Hasso Plattner, for many the face of German software giant SAP AG, is leaving the helm of the enterprise software company he founded more than 30 years ago.
SAP announced Thursday that Plattner plans to leave the post of Co-CEO, which he shares with Henning Kagermann, at the companys annual meeting on May 9. He will move from SAPs Executive Board to its Supervisory Board. Kagermann will stay on as sole CEO.
Co-founder Dietmar Hopp, who currently chairs the Supervisory Board, will step aside so that Plattner can lead that board.
As chair of the Supervisory Board of the German company, Plattner will be much more actively involved in the running of SAP than the chair of a public company in the United States would be, SAP spokeswoman Laurie Doyle Kelly said. The Supervisory Board meets monthly and gives approval operational changes that the CEO and Executive Board implement.
Plattner probably decided to move to the Supervisory Board sooner than he might have because of changes in German law over the past 12 months that allow the chairman of a companys Supervisory Board to be more active in the companys activities, Doyle Kelly said.

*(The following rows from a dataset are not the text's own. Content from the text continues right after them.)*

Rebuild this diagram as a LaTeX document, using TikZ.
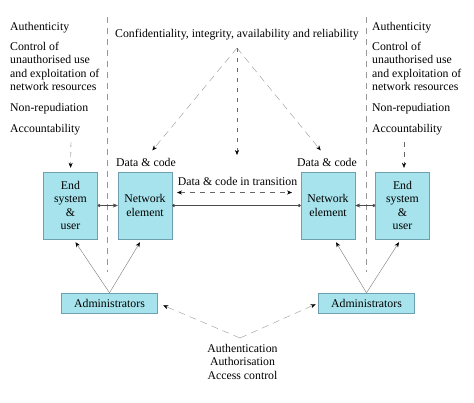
\documentclass[tikz,border=0pt]{standalone}
\usepackage{fontspec}
\setmainfont{Liberation Serif}
\usepackage{xcolor}
\definecolor{boxcyan}{RGB}{166,227,236}
\definecolor{boxedge}{RGB}{110,160,178}
\definecolor{dashgray}{RGB}{150,150,150}
\definecolor{linkgray}{RGB}{120,120,120}
\usetikzlibrary{arrows.meta, positioning}

\begin{document}
\begin{tikzpicture}[x=1pt, y=-1pt,
    every node/.style={font=\fontsize{11.8}{13.5}\selectfont, inner sep=0pt},
    unitbox/.style={draw=boxedge, fill=boxcyan, minimum width=54pt, minimum height=67pt, align=center},
    adminbox/.style={draw=boxedge, fill=boxcyan, minimum width=96pt, minimum height=20pt},
    sidetext/.style={anchor=base west, align=left},
    sep/.style={draw=dashgray, dash pattern=on 6pt off 5pt},
    goal/.style={draw=dashgray, dash pattern=on 7pt off 5pt, -{Stealth[length=5pt, width=4pt, color=black]}},
    flowdash/.style={draw=black!60, dash pattern=on 5pt off 5pt},
    link/.style={draw=black!70, thin},
    admin/.style={draw=linkgray, thin, -{Stealth[length=5pt, width=4pt, color=black]}}
  ]
  \useasboundingbox (0,0) rectangle (474,402);

  % security properties, left and right
  \node[sidetext] (authL) at (10,30.5) {Authenticity};
  \node[sidetext] (ctrlL) at (10,90.5) {Control of\\unauthorised use\\and exploitation of\\network resources};
  \node[sidetext] (nrL) at (10,111) {Non-repudiation};
  \node[sidetext] (accL) at (10,132.5) {Accountability};
  \node[sidetext] (authR) at (372,30.5) {Authenticity};
  \node[sidetext] (ctrlR) at (372,90.5) {Control of\\unauthorised use\\and exploitation of\\network resources};
  \node[sidetext] (nrR) at (372,111) {Non-repudiation};
  \node[sidetext] (accR) at (372,132.5) {Accountability};

  \node[anchor=base] (cia) at (237,37.5) {Confidentiality, integrity, availability and reliability};
  \coordinate (apex) at (237,48);
  \coordinate (midtip) at (237,155);

  % separators
  \draw[sep] (107,17) -- (107,272);
  \draw[sep] (366,17) -- (366,272);

  % boxes
  \node[unitbox] (esL) at (70.5,205.5) {End\\system\\\&\\user};
  \node[unitbox] (neL) at (145,205.5) {Network\\element};
  \node[unitbox] (neR) at (328,205.5) {Network\\element};
  \node[unitbox] (esR) at (402.5,205.5) {End\\system\\\&\\user};

  \node[anchor=base] (dcL) at (146,166.5) {Data \& code};
  \node[anchor=base] (dcR) at (327,166.5) {Data \& code};
  \node[anchor=base] (trans) at (237.5,185.5) {Data \& code in transition};
  \coordinate (transA) at (177,192.5);
  \coordinate (transB) at (292,192.5);

  \node[adminbox] (admL) at (109.5,303) {Administrators};
  \node[adminbox] (admR) at (366.5,303) {Administrators};
  \node[align=center] (aaa) at (242.5,361.5) {Authentication\\Authorisation\\Access control};
  \coordinate (aaaTop) at (240,338);

  % incoming requirements
  \coordinate (inL) at (71,142);
  \coordinate (inR) at (404,142);
  \draw[flowdash, -{Stealth[length=5pt, width=4pt, color=black]}, shorten >=4pt] (inL) -- (esL.north);
  \draw[flowdash, -{Stealth[length=5pt, width=4pt, color=black]}, shorten >=4pt] (inR) -- (esR.north -| inR);

  \draw[goal, shorten >=10pt] (apex) -- (dcL.north);
  \draw[goal, shorten >=10pt] (apex) -- (dcR.north);
  \draw[flowdash, dash pattern=on 4pt off 6pt, -{Stealth[length=5pt, width=4pt, color=black]}] (apex) -- (midtip);
  \draw[flowdash, {Stealth[length=5pt, width=4pt, color=black]}-{Stealth[length=5pt, width=4pt, color=black]}] (transA) -- (transB);

  % data paths
  \draw[link, {Circle[length=3pt]}-{Stealth[length=5pt, width=4pt]}] (esL.east) -- (neL.west);
  \draw[link, {Circle[length=3pt]}-{Circle[length=3pt]}] (neL.east) -- (neR.west);
  \draw[link, {Stealth[length=5pt, width=4pt]}-{Circle[length=3pt]}] (neR.east) -- (esR.west);

  % administrators
  \draw[admin] (admL.north) -- ([xshift=5pt, yshift=-3pt]esL.south);
  \draw[admin] (admL.north) -- ([xshift=-5pt, yshift=-3pt]neL.south);
  \draw[admin] (admR.north) -- ([xshift=8pt, yshift=-3pt]neR.south);
  \draw[admin] (admR.north) -- ([xshift=-3.5pt, yshift=-3pt]esR.south);

  \draw[goal, shorten >=6pt] (aaaTop) -- (admL.east);
  \draw[goal, shorten >=3pt] (aaaTop) -- (admR.west);
\end{tikzpicture}
\end{document}
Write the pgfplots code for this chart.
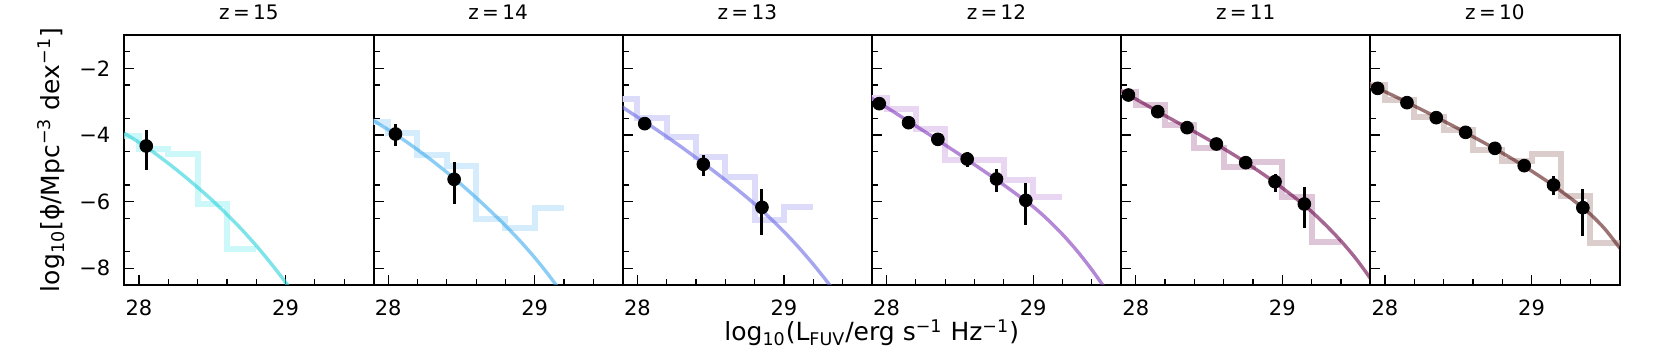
\documentclass[border=0pt]{standalone}
\usepackage{fontspec}
\setmainfont{DejaVu Sans}
\usepackage{pgfplots}
\pgfplotsset{compat=1.18}

% curve colours (drawn at 60% opacity) and histogram colours
\definecolor{c15}{RGB}{40,210,218}
\definecolor{c14}{RGB}{63,172,238}
\definecolor{c13}{RGB}{105,105,230}
\definecolor{c12}{RGB}{130,55,188}
\definecolor{c11}{RGB}{105,0,72}
\definecolor{c10}{RGB}{88,22,22}
\definecolor{s15}{RGB}{205,248,250}
\definecolor{s14}{RGB}{213,236,252}
\definecolor{s13}{RGB}{220,220,250}
\definecolor{s12}{RGB}{232,214,243}
\definecolor{s11}{RGB}{222,198,216}
\definecolor{s10}{RGB}{220,205,205}

\pgfplotsset{
  panel/.style={
    scale only axis, width=124.6pt, height=125pt, anchor=south west,
    xmin=27.9, xmax=29.6, ymin=-8.5, ymax=-1,
    xtick={28,29}, xticklabels={28,29},
    minor xtick={27.8,28.2,28.4,28.6,28.8,29.2,29.4},
    ytick={-8,-6,-4,-2}, yticklabels={},
    minor ytick={-8.5,-7.5,-6.5,-5.5,-4.5,-3.5,-2.5,-1.5},
    tick align=inside, tick pos=left,
    major tick length=5pt, minor tick length=3pt,
    every tick/.style={black, line width=0.6pt},
    axis line style={line width=1pt},
    tick label style={font=\fontsize{10.5}{12}\selectfont},
    xticklabel style={yshift=-4pt},
    yticklabel style={xshift=-3.5pt},
    title style={font=\fontsize{10}{12}\selectfont, yshift=-2pt},
  },
  hist/.style={const plot, line width=3pt, #1},
  fit/.style={smooth, line width=1.7pt, #1, opacity=0.6},
  pts/.style={only marks, mark=*, mark size=3.2pt, black,
    error bars/.cd, y dir=both, y explicit, error mark=none,
    error bar style={line width=1.5pt, black}},
}

\begin{document}
\begin{tikzpicture}
\path[use as bounding box] (-62.15pt,-35.5pt) rectangle (768.35pt,142.5pt);

% z = 15
\begin{axis}[panel, at={(0pt,0pt)}, title={z\,=\,15}, yticklabels={−8,−6,−4,−2}]
\addplot[hist=s15] coordinates {(27.8,-4.04)(28.0,-4.42)(28.2,-4.57)(28.4,-6.07)(28.6,-7.43)(28.8,-7.43)};
\addplot[pts] coordinates {(28.05,-4.33) += (0,0.48) -= (0,0.72)};
\addplot[fit=c15] coordinates {(27.8,-3.70)(27.9,-3.95)(28.0,-4.22)(28.1,-4.52)(28.2,-4.85)(28.3,-5.20)(28.4,-5.57)(28.5,-5.96)(28.6,-6.38)(28.7,-6.83)(28.8,-7.32)(28.9,-7.85)(29.0,-8.42)(29.1,-9.05)};
\end{axis}

% z = 14
\begin{axis}[panel, at={(124.6pt,0pt)}, title={z\,=\,14}]
\addplot[hist=s14] coordinates {(27.8,-3.6)(28.0,-3.95)(28.2,-4.6)(28.4,-4.92)(28.6,-6.52)(28.8,-6.8)(29.0,-6.2)(29.2,-6.2)};
\addplot[pts] coordinates {
  (28.05,-3.97) += (0,0.30) -= (0,0.35)
  (28.45,-5.33) += (0,0.51) -= (0,0.74)};
\addplot[fit=c14] coordinates {(27.8,-3.30)(27.9,-3.57)(28.0,-3.84)(28.1,-4.13)(28.2,-4.44)(28.3,-4.77)(28.4,-5.12)(28.5,-5.49)(28.6,-5.88)(28.7,-6.29)(28.8,-6.72)(28.9,-7.18)(29.0,-7.68)(29.1,-8.23)(29.2,-8.83)};
\end{axis}

% z = 13
\begin{axis}[panel, at={(249.2pt,0pt)}, title={z\,=\,13}]
\addplot[hist=s13] coordinates {(27.8,-2.92)(28.0,-3.5)(28.2,-4.07)(28.4,-4.67)(28.6,-5.27)(28.8,-6.55)(29.0,-6.15)(29.2,-6.15)};
\addplot[pts] coordinates {
  (28.05,-3.66) += (0,0.05) -= (0,0.05)
  (28.45,-4.88) += (0,0.28) -= (0,0.34)
  (28.85,-6.17) += (0,0.55) -= (0,0.83)};
\addplot[fit=c13] coordinates {(27.8,-2.87)(27.9,-3.17)(28.0,-3.46)(28.1,-3.75)(28.2,-4.05)(28.3,-4.36)(28.4,-4.68)(28.5,-5.01)(28.6,-5.35)(28.7,-5.70)(28.8,-6.07)(28.9,-6.47)(29.0,-6.90)(29.1,-7.37)(29.2,-7.88)(29.3,-8.43)(29.4,-9.02)};
\end{axis}

% z = 12
\begin{axis}[panel, at={(373.8pt,0pt)}, title={z\,=\,12}]
\addplot[hist=s12] coordinates {(27.8,-2.9)(28.0,-3.23)(28.2,-3.82)(28.4,-4.75)(28.6,-4.75)(28.8,-5.35)(29.0,-5.85)(29.2,-5.85)};
\addplot[pts] coordinates {
  (27.95,-3.06) += (0,0.03) -= (0,0.03)
  (28.15,-3.63) += (0,0.05) -= (0,0.05)
  (28.35,-4.13) += (0,0.08) -= (0,0.08)
  (28.55,-4.72) += (0,0.22) -= (0,0.23)
  (28.75,-5.32) += (0,0.30) -= (0,0.38)
  (28.95,-5.96) += (0,0.51) -= (0,0.74)};
\addplot[fit=c12] coordinates {(27.8,-2.63)(27.9,-2.90)(28.0,-3.17)(28.1,-3.45)(28.2,-3.73)(28.3,-4.01)(28.4,-4.30)(28.5,-4.59)(28.6,-4.89)(28.7,-5.19)(28.8,-5.50)(28.9,-5.82)(29.0,-6.15)(29.1,-6.54)(29.2,-6.98)(29.3,-7.48)(29.4,-8.04)(29.5,-8.66)};
\end{axis}

% z = 11
\begin{axis}[panel, at={(498.4pt,0pt)}, title={z\,=\,11}]
\addplot[hist=s11] coordinates {(27.8,-2.7)(28.0,-3.1)(28.2,-3.7)(28.4,-4.4)(28.6,-4.95)(28.8,-4.8)(29.0,-5.85)(29.2,-7.2)(29.4,-7.2)};
\addplot[pts] coordinates {
  (27.95,-2.80) += (0,0.02) -= (0,0.02)
  (28.15,-3.30) += (0,0.03) -= (0,0.03)
  (28.35,-3.78) += (0,0.04) -= (0,0.04)
  (28.55,-4.27) += (0,0.06) -= (0,0.06)
  (28.75,-4.83) += (0,0.10) -= (0,0.10)
  (28.95,-5.40) += (0,0.23) -= (0,0.30)
  (29.15,-6.07) += (0,0.52) -= (0,0.73)};
\addplot[fit=c11] coordinates {(27.8,-2.44)(27.9,-2.68)(28.0,-2.92)(28.1,-3.17)(28.2,-3.42)(28.3,-3.66)(28.4,-3.90)(28.5,-4.15)(28.6,-4.41)(28.7,-4.68)(28.8,-4.97)(28.9,-5.27)(29.0,-5.59)(29.1,-5.93)(29.2,-6.30)(29.3,-6.72)(29.4,-7.18)(29.5,-7.70)(29.6,-8.30)(29.7,-8.95)};
\end{axis}

% z = 10
\begin{axis}[panel, at={(623.0pt,0pt)}, title={z\,=\,10}]
\addplot[hist=s10] coordinates {(27.8,-2.5)(28.0,-2.95)(28.2,-3.45)(28.4,-3.85)(28.6,-4.45)(28.8,-4.78)(29.0,-4.57)(29.2,-5.83)(29.4,-7.25)(29.6,-7.25)};
\addplot[pts] coordinates {
  (27.95,-2.60) += (0,0.02) -= (0,0.02)
  (28.15,-3.03) += (0,0.02) -= (0,0.02)
  (28.35,-3.48) += (0,0.03) -= (0,0.03)
  (28.55,-3.92) += (0,0.05) -= (0,0.05)
  (28.75,-4.40) += (0,0.07) -= (0,0.07)
  (28.95,-4.92) += (0,0.10) -= (0,0.10)
  (29.15,-5.50) += (0,0.27) -= (0,0.30)
  (29.35,-6.18) += (0,0.56) -= (0,0.84)};
\addplot[fit=c10] coordinates {(27.8,-2.30)(27.9,-2.50)(28.0,-2.70)(28.1,-2.91)(28.2,-3.13)(28.3,-3.35)(28.4,-3.58)(28.5,-3.81)(28.6,-4.05)(28.7,-4.29)(28.8,-4.54)(28.9,-4.80)(29.0,-5.08)(29.1,-5.37)(29.2,-5.68)(29.3,-6.01)(29.4,-6.37)(29.5,-6.82)(29.6,-7.38)(29.7,-7.95)};
\end{axis}

\node[rotate=90, anchor=base, font=\fontsize{12.5}{14}\selectfont] at (-32.5pt,62.5pt)
  {log\textsubscript{10}[ϕ/Mpc\textsuperscript{−3} dex\textsuperscript{−1}]};
\node[anchor=base, font=\fontsize{12.5}{14}\selectfont] at (373.7pt,-28pt)
  {log\textsubscript{10}(L\textsubscript{FUV}/erg s\textsuperscript{−1} Hz\textsuperscript{−1})};
\end{tikzpicture}
\end{document}
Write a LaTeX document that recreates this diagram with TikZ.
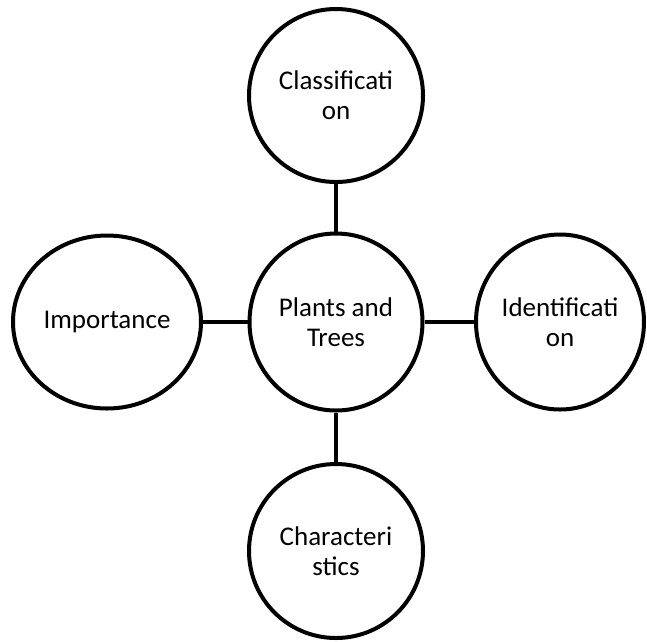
\documentclass[tikz,border=0pt]{standalone}
\usepackage{fontspec}
\setmainfont{Carlito}
\usetikzlibrary{shapes.geometric}
\begin{document}
\begin{tikzpicture}[x=1pt,y=-1pt,
  bubble/.style={draw=black, line width=4pt, ellipse, inner sep=0pt, align=center,
    font=\fontsize{27}{30}\selectfont},
  link/.style={draw=black, line width=4.5pt}]
\useasboundingbox (0,0) rectangle (647,641);
\node[bubble, minimum width=173pt, minimum height=177pt] (mid) at (336,322) {Plants and\\Trees};
\node[bubble, minimum width=174pt, minimum height=173pt] (top) at (336,95.5) {Classificati\\on};
\node[bubble, minimum width=174pt, minimum height=174pt] (bot) at (336,551) {Characteri\\stics};
\node[bubble, minimum width=188pt, minimum height=173pt] (lft) at (107,322) {Importance};
\node[bubble, minimum width=168pt, minimum height=175pt] (rgt) at (560,322) {Identificati\\on};
\draw[link] (top.south) -- (mid.north);
\draw[link] (mid.south) -- (bot.north);
\draw[link] (lft.east) -- (mid.west);
\draw[link] (mid.east) -- (rgt.west);
\end{tikzpicture}
\end{document}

The changes “enable Hasso to play a role more like the Microsoft model where [Bill] Gates is the chairman and [Steve] Ballmer is the CEO,” Doyle Kelly said.
The move was not unexpected, but the timing was not previously clear. At an Executive Board meeting last month Plattner handed over some of his responsibilities for heading up SAP technology development to Shai Agassi, a fast-rising star at the company. Agassi founded portal development company TopTier and came to SAP two years ago when SAP bought his company.
Kagermann came to SAP in 1982 and was appointed Co-CEO in 1998. The company credited him with moving SAP to focus on selling complete solutions, rather than simply point products. In Plattners absence, Kagermann will be solely responsible for day-to-day operations.
Plattner said in a statement that he looked forward to devoting all of his energies to being the company visionary.
“I believe that I can create more value for SAP and our worldwide customers by focusing my time and energy on mid- to long-term strategic issues,” Plattner said.
“SAP has done a good job at preparing the ground for this,” said Joshua Greenbaum, principal at Enterprise Applications Consulting, in Daly City, Calif. “The one thing that will be missed on a day-to-day thing is Hassos ability to close a deal.”
Going forward, Kagermann and Plattner, like the heads of other enterprise application vendors, will have to align SAP so it can close a larger volume of smaller sales, Greenbaum said. At the same time the company has to solidify the product side of the NetWeaver architecture it introduced earlier this year.
“They want to be known as a technology vendor, they have a lot of big technology competitors [like] IBM and Microsoft,” Greenbaum said.
(Editors Note: This story has been updated since it was first posted to include comments from SAP and Greenbaum.)